The ores commonly worked are native antimony; gray sulphide, and the "oxide" or "red ore" (oxy-sulphide). Native antimony occurs in the form of worn rounded pebbles in alluvial flats in the immediate vicinity of the vein-bearing limestone, and especially in the gullies and crevices so characteristic of this rock which are always more or less filled with a debris of clay and fragments of veinstone and ore. My brother—to whom I was indebted for many of these notes—informed me that he once observed native antimony forming part of a vein, and in this single instance it was scattered throughout a small horizontal lode of the sulphide. The ore in this form is not found in large quantities, but as it contains a minimum of impurities, approaching more nearly to regulut of antimony than any of the other varieties, and therefore requiring no preparation before being exported, it is always secured where met with. The Busan hills have proved the richest depository of this ore.

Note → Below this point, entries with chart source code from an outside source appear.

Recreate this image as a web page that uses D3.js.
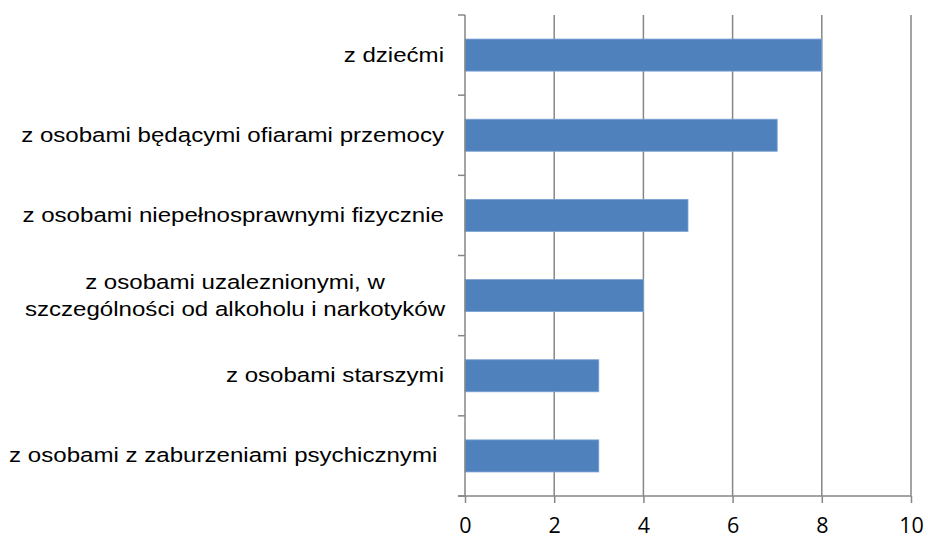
<!DOCTYPE html>
<html>
<head>
<meta charset="utf-8">
<script src="https://cdn.jsdelivr.net/npm/d3@7"></script>
<style>
  body { margin: 0; background: #fff; }
  svg { display: block; }
</style>
</head>
<body>
<div id="chart"></div>
<script>
// data
var categories = [
  "z dziećmi",
  "z osobami będącymi ofiarami przemocy",
  "z osobami niepełnosprawnymi fizycznie",
  "z osobami uzaleznionymi, w|szczególności od alkoholu i narkotyków",
  "z osobami starszymi",
  "z osobami z zaburzeniami psychicznymi "
];
var values = [8, 7, 5, 4, 3, 3];
var ticks = [0, 2, 4, 6, 8, 10];

var width = 928, height = 539;
var plotLeft = 465, plotRight = 911, plotTop = 15, plotBottom = 496;
var grey = "#868686";

var svg = d3.select("#chart").append("svg")
  .attr("width", width)
  .attr("height", height);

var x = d3.scaleLinear().domain([0, 10]).range([plotLeft, plotRight]);
var y = d3.scaleBand().domain(categories).range([plotTop, plotBottom]).paddingInner(0.6).paddingOuter(0.3);
var yb = d3.scaleBand().domain(categories).range([plotTop, plotBottom]);

// grid lines
svg.append("g").selectAll("line")
  .data(ticks.filter(function(d) { return d > 0; }))
  .enter().append("line")
  .attr("x1", function(d) { return x(d); })
  .attr("x2", function(d) { return x(d); })
  .attr("y1", plotTop).attr("y2", plotBottom)
  .attr("stroke", grey).attr("stroke-width", 1.5);

// bars
svg.append("g").selectAll("rect")
  .data(values)
  .enter().append("rect")
  .attr("x", x(0))
  .attr("y", function(d, i) { return y(categories[i]); })
  .attr("width", function(d) { return x(d) - x(0); })
  .attr("height", y.bandwidth())
  .attr("fill", "#4f81bd")
  .attr("stroke", "#7ea3d3").attr("stroke-width", 0.8);

// x axis
var xAxis = d3.axisBottom(x).tickValues(ticks).tickSize(7).tickFormat(d3.format("d"));
var gx = svg.append("g").attr("transform", "translate(0," + plotBottom + ")").call(xAxis);
gx.select(".domain").attr("d", "M" + (plotLeft - 7) + ",0H" + plotRight).attr("stroke", grey).attr("stroke-width", 1.5);
gx.selectAll(".tick line").attr("stroke", grey).attr("stroke-width", 1.5);
gx.selectAll(".tick text")
  .attr("y", 37)
  .attr("dy", 0)
  .attr("fill", "#000")
  .style("font-family", "'Open Sans', 'Liberation Sans', sans-serif")
  .style("font-size", "21.5px");

// y axis line with band ticks
var gy = svg.append("g");
gy.append("line")
  .attr("x1", plotLeft).attr("x2", plotLeft)
  .attr("y1", plotTop).attr("y2", plotBottom)
  .attr("stroke", grey).attr("stroke-width", 1.5);
var bounds = categories.map(function(c) { return yb(c); }).concat([plotBottom]);
gy.selectAll("line.t")
  .data(bounds)
  .enter().append("line")
  .attr("class", "t")
  .attr("x1", plotLeft - 7).attr("x2", plotLeft)
  .attr("y1", function(d) { return d; }).attr("y2", function(d) { return d; })
  .attr("stroke", grey).attr("stroke-width", 1.5);

// category labels (the source text is a bit wider than it is tall)
var labels = svg.append("g")
  .style("font-family", "'Liberation Sans', Arial, sans-serif")
  .style("font-size", "19.5px")
  .attr("fill", "#000");
categories.forEach(function(c) {
  var lines = c.split("|");
  var cy = yb(c) + yb.bandwidth() / 2;
  lines.forEach(function(l, j) {
    var tx = lines.length > 1 ? 235 : 444;
    var ty = cy + 6.5 + (j - (lines.length - 1) / 2) * 27;
    labels.append("text")
      .attr("xml:space", "preserve")
      .attr("text-anchor", lines.length > 1 ? "middle" : "end")
      .attr("transform", "translate(" + tx + "," + ty + ") scale(1.235,1)")
      .text(l);
  });
});
</script>
</body>
</html>
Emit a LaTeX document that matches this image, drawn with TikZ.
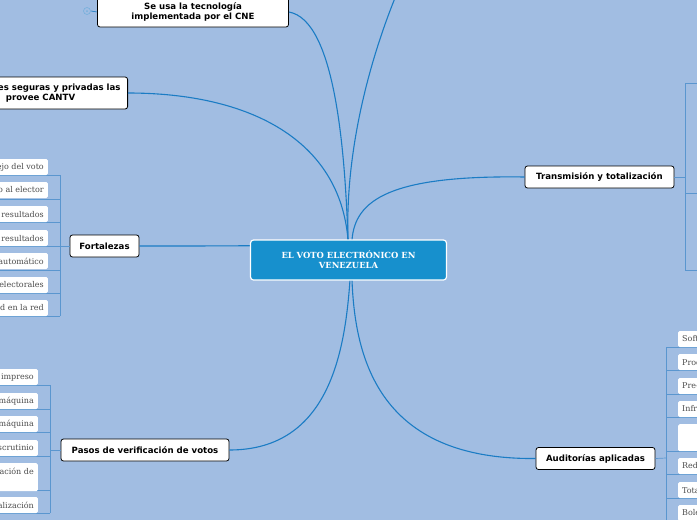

The oxide, like the foregoing ore, is generally obtained in rolled fragments and pebbles which are often seen to be only blocks of sulphide, partially oxidized, and preserving their original lamellar structure. It is found in the same situations as the native antimony, but in much larger quantities. It has been hitherto exported in its rough state, and is the least valuable of the ores of antimony owing to the difficulties it presents in reduction. The largest boulder of which I have heard weighed some 8 cwt., but the fragments are almost invariably small, weighing from a pound to thirty or forty pounds. The chief supply has been obtained from Boan, Piat, and Paku localities around the base of the Busan bills.